Comparison to Relevant Case Law
The court referenced several precedential cases to support its decision, particularly the U.S. Supreme Court's findings in Walling v. A.H. Belo Corporation and Walling v. Halliburton Oil Well Cementing Co. These cases established crucial principles regarding the nature of employment contracts that could qualify under Section 7(e). The court noted that both cases involved employees whose work hours fluctuated significantly, with some weeks requiring fewer than forty hours and others exceeding one hundred. It argued that such unpredictability was essential for the application of "Belo" contracts. By contrast, the court highlighted that Home Town's employees did not experience similar fluctuations, as their workweek consistently met or exceeded the statutory forty-hour minimum. This comparison further illustrated that the employees lacked the irregular work patterns that Section 7(e) aimed to address, reinforcing the court's judgment against the validity of the contracts.
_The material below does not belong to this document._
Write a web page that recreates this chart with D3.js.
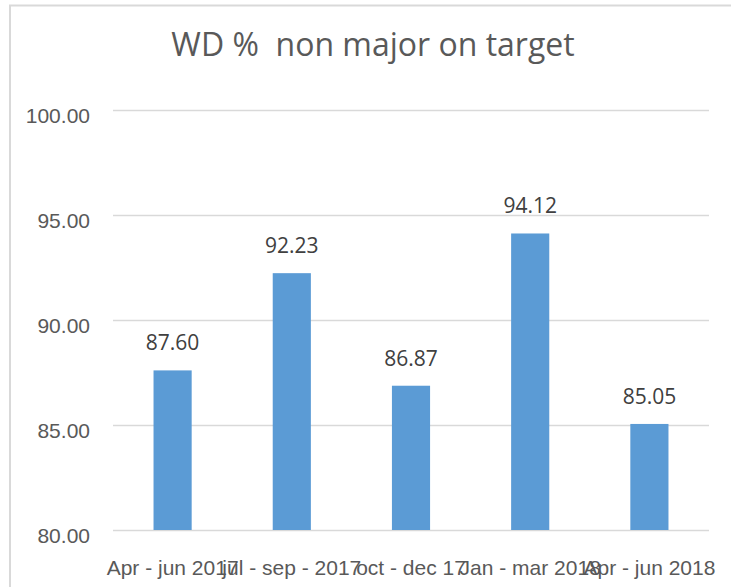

Conclusion on the Validity of Contracts
Ultimately, the court affirmed the district court's ruling that the guaranteed wage contracts used by Home Town Foods were invalid under Section 7(e) of the FLSA. It concluded that the employees did not satisfy the requirement of having "irregular hours of work," as their schedules were predictable and steady. The court emphasized that the application of Section 7(e) should be limited to situations where employees genuinely faced varying work hours, not merely those whose overtime hours fluctuated. This decision not only upheld the integrity of the FLSA but also reinforced the need for employers to comply strictly with its provisions to protect workers' rights. The court's reasoning highlighted the significance of maintaining the original intent of the legislation while ensuring fair treatment for all employees.